Home Festival di Venezia Via Castellana Bandiera: Un film è un’avventura, se non è un’avventura che film è?

Via Castellana Bandiera: Un film è un’avventura, se non è un’avventura che film è?

Cinquant’anni fa Antonioni andò in Sicilia per “L’avventura” con Monica Vitti, oggi ci prova Emma Dante…una avventura diversa…

pubblicato 29 Agosto 2013 aggiornato 31 Luglio 2020 10:18

Via Castellana Bandiera (la nostra recensione) è un seme che cresce dentro la terra e non fuori della terra, grano rovesciato. Il titolo viene da una strada che esiste effettivamente a Palermo e che la regista Emma Dante, provenienza teatrale, occhio da cinema, conosceva da ragazza. Una strada stretta, arrampicata sul Monte Pellegrino.

Dopo una visita in cimitero dove Samira, una delle protagonista del film, si sdraia sulla tomba di una persona cara, il caso centrale nel racconto esplode in una strada stretta come un vicolo, appunto “Via Castellana Bandiera”. Due macchine vengono da direzioni opposte e si bloccano a vicenda. Una è l’auto guidata Samira, lontana origine albanese, carica di familiari siculi; e l’altra è la vettura con Rosa e Clara, due donne diverse tra loro, unite da una relazione. La follia si scatena. Nessuna delle donne al volante vuole indietreggiare, e dai suoni di clacson, e dagli improperi, si passa a una tensione che a poco a poco prende fuoco , scorre il sangue nel momento in cui arrivato altri automobilisti e il caso diventa casino.

Mi fermo qui. Odio diffondermi sulle trame. Preferisco centellinare le emozioni che si susseguono. Emozioni siciliane. Antonioni le gelò nel suo famoso film L’avventura (1961) con Monica Vitti e Gabriele Ferzetti. Si disse allora che il regista avesse inventata la famosa “incomunicabilità”, la formuletta coniata durante il miracolo economico italiano per sentirsi tutti meglio e quindi, non potendo comunicare tra loro, si poteva dedicarsi a pancia da vuota a piena al pieno consumismo, quel consumismo poi bollato da Pasolini come cancro della nuova società all’alba.

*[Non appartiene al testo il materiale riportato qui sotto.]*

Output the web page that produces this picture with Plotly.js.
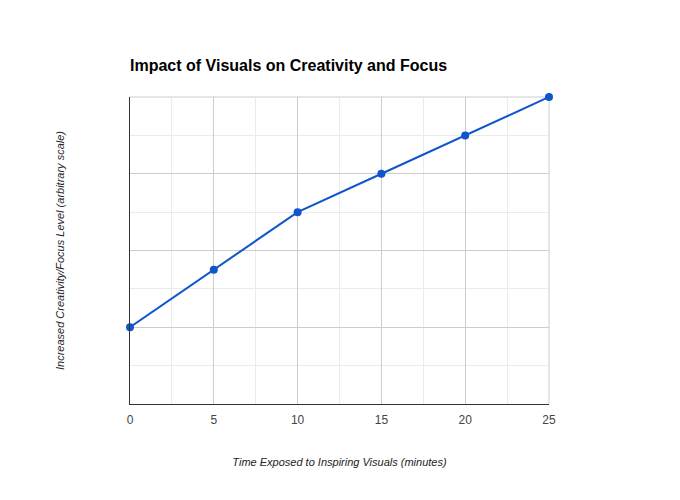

La Dante non è una ideologa, non alza pugni al vento, non si impanca, non è come si dice un’“analista sociale”. E’ una regista dalle corde di potente violoncello. La lotta, la competizione tra una donna di ieri e due donne di oggi altro non è che una seconda “avventura” nell’epoca in cui il consumismo sta andando in pensione, scoprendo in realtà che il vero vuoto è nell’anima. Si odiano quelle donne, e si amano, ma non lo sanno. Intorno a loro, gli uomini sono pezzi di grasso e di volgarità, sono popolo bue della tv e dell’attualità, sono spettatori che possono scattare e prendete coltello o vetriolo per uccidere o deturpare le donne.

Il film comincia con qualche dubbio, qualche lentezza, qualche bozzetto di troppo. Ma lentamente, con un attento studio delle riprese e dei dialoghi, l’azione si mette al servizio di una denuncia potente di un oggi che vive non un’avventura bensì un cumulo di disavventure che conducono alla morte, già pronta, dietro l’angolo. Una bella regia, una sceneggiatura che forse avrebbe avuto bisogno di maggiore fantasia nella prima parte, la recitazione delle donne centrata, intensa; quella degli uomini adatta per esemplificare la condizione del campionario maschile: vuoti a perdere, salvo quando sono toccati fino in fondo nell’orgoglio; vuoti passivi che esplodono di violenza, senza un sentimento verso le loro donne: solo fastidio e, quando si accende dentro, solo odio. Bravissime Elena Cotta, Emma Dante, Alba Rohrwacher. La popolazione maschile è un coro greco, tumultuoso e ridicolo.